The Bull Pup was the SEALs’ latest weapon, still under development for the Armed Forces by Alliant and not set to be issued to the military until 2005. The SEALs and Don Stroh had talked the company out of six of the weapons and the needed ammunition.
The top barrel of the weapon fires a 20mm round that can come in armor-piercing, ball, or with a proximity fuse for airbursts. The weapon has a laser beam that, when fixed on a target, sends back the range data, then fuses the round for the number of rotations needed to reach that target and explode in the air. The rounds also will detonate on contact. The weapon comes with a six-shot magazine. The 20mm rounds cost $30 each. The bottom barrel on the weapon is a standard 5.56mm kinetic round with a thirty-shot magazine.
DeWitt pushed back the top hatch and leveled in the weapon, which was lighter than the old M-16 Army rifle. He checked through the six-power scope and video camera, but couldn’t be sure what the lights were. A quarter of a mile later he had it. Two trucks parked across the road.
“We have a roadblock,” he shouted to the men below, then aimed with the laser and when he had a spot on one of the trucks, fired, then adjusted his sight and lasered the second truck and fired. They were three quarters of a mile away.
He saw the first hit over the truck. The round exploded twenty feet in the air, blasting shrapnel in all directions. He saw two men go down, and two more dead on the ground. The second round hit in the same general area and exploded in the air.
Then he concentrated on hitting the trucks. His first round slammed into the engine and it exploded, setting the truck on fire. The second truck was driving away from the first one. DeWitt’s third round jolted through the rear of the truck and exploded in the driver’s compartment, shredding the soldier and dumping the truck into a ditch well off the road.
Ed dropped down into the APC. “Looks like we have a clear path ahead through the roadblock.”
When they drove through the roadblock, Ostercamp had to make a small detour around bodies in the road and the still-burning truck. If any of the men manning the spot were still alive, they had fled in terror.
“Still heading east?” Murdock asked Ostercamp.
“Yes, sir, if my small pocket compass is working and not picking up too much metal. At least we’re getting out of the clumps of towns. These Libyan suburbs?”
“Must be. Keep us moving.”
Ten minutes later Ed dropped down from the open hatch. “I’ve been scouting ahead with the scope. Looks like we have some real trouble. Two tanks are rumbling along toward us. No way we can hurt them head-on with the twenty. Might be time to give up our horse and get back on our feet.”
“Anywhere we can pull off the road and let them go by without their seeing us?” Murdock asked.
DeWitt shook his head. “Not around here, Skipper.

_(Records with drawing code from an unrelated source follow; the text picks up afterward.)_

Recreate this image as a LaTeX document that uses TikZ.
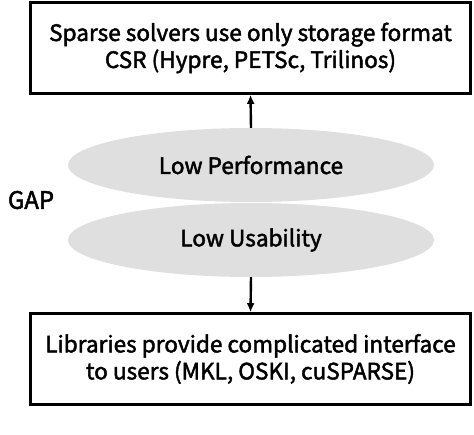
\documentclass[tikz,border=0pt]{standalone}
\usepackage{fontspec}
\setmainfont{Noto Sans CJK SC}[FakeBold=2]
\usetikzlibrary{shapes.geometric,arrows.meta}

\begin{document}
\begin{tikzpicture}[x=1pt, y=1pt,
    box/.style={draw, line width=2.6pt, minimum width=440pt, minimum height=91pt,
      align=center, font=\fontsize{22.6}{27}\selectfont},
    gapoval/.style={ellipse, fill=gray!25, minimum width=366pt, minimum height=74pt,
      inner sep=0pt, font=\fontsize{22.6}{24}\selectfont},
    link/.style={line width=2.4pt, -{Latex[length=9pt, width=8pt]}}]
    \useasboundingbox (0,0) rectangle (474,-434);

    % Storage format side
    \node[box] (solvers) at (250.5,-48)
        {Sparse solvers use only storage format\\CSR (Hypre, PETSc, Trilinos)};

    % The gap
    \node[gapoval] (perf) at (251,-165) {Low Performance};
    \node[gapoval] (usab) at (251,-240) {Low Usability};
    \node[font=\fontsize{24}{24}\selectfont] (gap) at (31,-200) {GAP};

    % Library side
    \node[box] (libs) at (250.5,-359)
        {Libraries provide complicated interface\\to users (MKL, OSKI, cuSPARSE)};

    % Connectors
    \draw[link] (perf.north) -- (solvers.south);
    \draw[link] (usab.south) -- (libs.north);
\end{tikzpicture}
\end{document}
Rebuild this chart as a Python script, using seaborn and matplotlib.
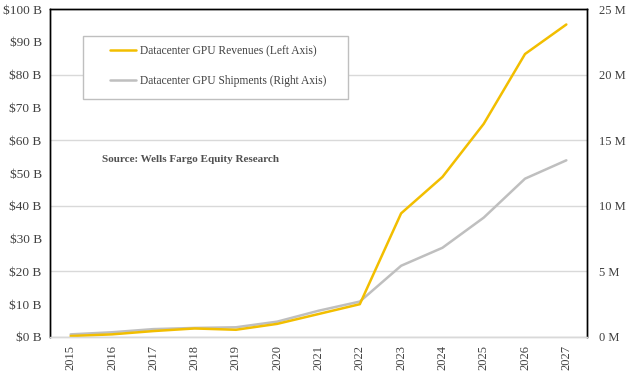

No trees, no brush, no ravines. We’re into flat almost desert country.”
“How far away?” Murdock asked.
“I’d say a mile and we’re closing at about sixty miles an hour. Thirty theirs and thirty of ours. That gives us about a minute until we slam into each other. What the hell are we going to do, Skipper?”
8
Murdock heard DeWitt’s warning and shouted at the driver. “Stop this thing and put it crossways in the road. Everybody out, take your gear.